4. Check for Vulnerabilities 

Ironic as it may sound, penetrating your own website is a good cybersecurity practice.  Checking your website’s vulnerabilities is a helpful way of knowing your own weaknesses without actually compromising the entire system. 

The good side of this practice is that you can trust who’s penetrating your website and you’ll get a comprehensive report of your website’s vulnerabilities — should there be any. This practice allows you to better understand the cyber security kill chain.  

The cyber kill chain includes seven stages. 

It starts with cybercriminals scanning for potential weak targets and ends with the planting and execution of malware into systems and devices. Penetration tests follow this structure of a cyber attack to thoroughly assess which stages your application is most vulnerable in. 

5. Install Encryption Software

Nowadays, it’s common and convenient for businesses to conduct online transactions. These transactions include sensitive information such as credit card numbers, bank accounts, and even social security numbers — all of which are useful and attractive for cybercriminals.

Dealing with this kind of information, it’s crucial for businesses to utilize an encryption software to alter information into unreadable codes. By altering the information, it will be useful for whoever has it because they won’t have the keys to convert the information. 

Besides encryption software, you can go for an SSL certificate that can manage to encrypt the data travels between the server and the browser. If you are looking for such an SSL then, first you need to understand the domain requirement. lets say, if you have subdomains then a cheap ssl wildcard can be useful in this case that allows you to add subdomains in the future without any extra cost. SSL certificate is also mandatory when online transactions or credit and debit card payment is involved.

6. Limit Access to Critical Data

According to Hedgethink, customers in financial sectors are hesitant to share required sensitive information in the fear of data breaches. In order to appease customers, businesses should practice limiting the access of critical data to employees who only need it for their jobs. 

Other than that, employees should not be granted any access. 
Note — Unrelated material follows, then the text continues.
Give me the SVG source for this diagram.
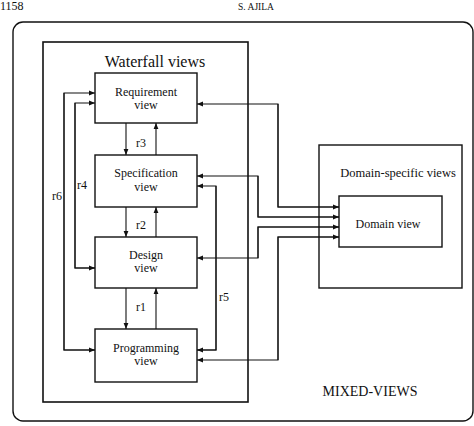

Translating it to a structure, only key employees — such as top management — should have access to critical data. With only a few key employees having access to critical data, accountability can be increased and risk of data breaches can be minimized. 

7. Use Complex Passwords and Additional Measures

According to the Verizon Data Breach Investigations Report, about 80% of hacking-related breaches started with weak and reused passwords. This percentage shows that failure to use complex passwords put businesses at risk. 

Using complex passwords and regularly changing them make it difficult for hackers to penetrate websites and make businesses less desirable to attack. In this light, businesses can also utilize artificial intelligence to add security procedures that help make user and employee log-ins more secure and convenient. 

Let’s take Paypal log-in as an example. 

Paypal allows gives its users the option to use a fingerprint scanner every time they wish to log into their account using their mobile device. This is a convenient and secure way to ensure that only the user has access to his or her account. 


Cyber attacks cost businesses a lot of money. Cybercriminals have become more demanding in terms of monetary ransoms for data and businesses have no other choice but to comply. Security measures ensure that your data is safe and away from the prying hands of criminals.

Although these setting up these security measures comes with a price, it’s an investment that you will benefit from even years from now. It’s better to spend money on prevention than to lose money to reverse damages.